Secrets to a Flawless Maintenance Plan
Over the years, I’ve seen dozens of plans succeed and fail. The successful ones almost always incorporate these “secret ingredients.” They’re the little things that make a huge difference.
-
Automate the ‘Chopping and Dicing’
Your engineers’ time is your most expensive resource. Don’t waste it on tasks a script can do. Automate your daily health checks, log analysis, backups, and simple patching. This not only reduces human error but also frees up your best people to focus on complex problem-solving and proactive improvements, rather than manual toil.
-
The Mistake I Made: The ‘Set It and Forget It’ Trap
Early in my career, I built what I thought was the ‘perfect’ plan.

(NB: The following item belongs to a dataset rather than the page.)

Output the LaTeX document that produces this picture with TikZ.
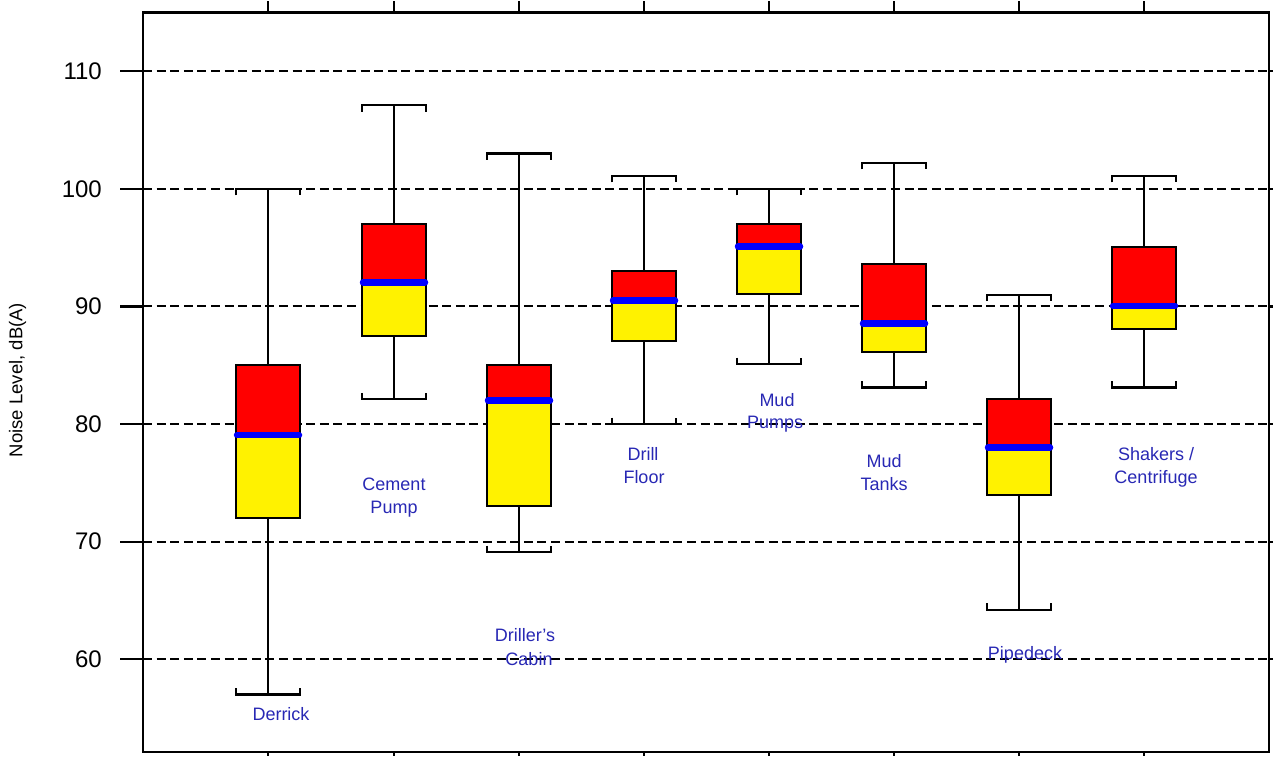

I laminated the checklist and hung it on the wall. Six months later, it was useless. We had introduced new services and deprecated old ones. The secret is to treat your plan like a living document. Schedule a mandatory review and update every quarter. Your plan must evolve with your software.
-
‘Store Your Leftovers’ Properly: Test Your Backups
Having backups is not a backup strategy. Having successfully *restored* from a backup is a backup strategy. Many teams religiously back up their data for years, only to find the files are corrupted or the process fails during a real emergency. Schedule and execute a full restore test to a staging environment at least once a quarter. It’s the only way to trust your safety net.
-
Think Seasonally: The Proactive Update Strategy
Don’t let major framework or OS updates surprise you. Track the roadmaps of your critical dependencies. When a new major version is announced, treat it like a mini-project. Schedule time for R&D, testing, and implementation well before the old version becomes unsupported. This is like a chef planning a seasonal menu—it’s proactive, not reactive.
Frequently Asked Questions
How often should we perform software preventive maintenance?
This depends on your system’s complexity and criticality. A good starting point is a mix of daily (e.g., log checks), weekly (e.g., patching), monthly (e.g., backup tests), and quarterly (e.g., plan review) tasks.
What’s the difference between preventive and corrective maintenance?
Preventive maintenance is proactive work you do to prevent problems from occurring (like checking your tire pressure). Corrective maintenance is reactive work you do to fix a problem that has already happened (like changing a flat tire).
How do I get budget approval for a maintenance plan?
Frame it in terms of risk and cost avoidance. Use your goals and KPIs to calculate the cost of downtime, a security breach, or poor performance. Show that the investment in maintenance is a fraction of the potential loss.
What are the most common tools for software maintenance?
Tools range from monitoring platforms like Datadog or New Relic, log management systems like Splunk or ELK Stack, automation tools like Ansible or Jenkins, and simple version control systems like Git for tracking changes to configurations.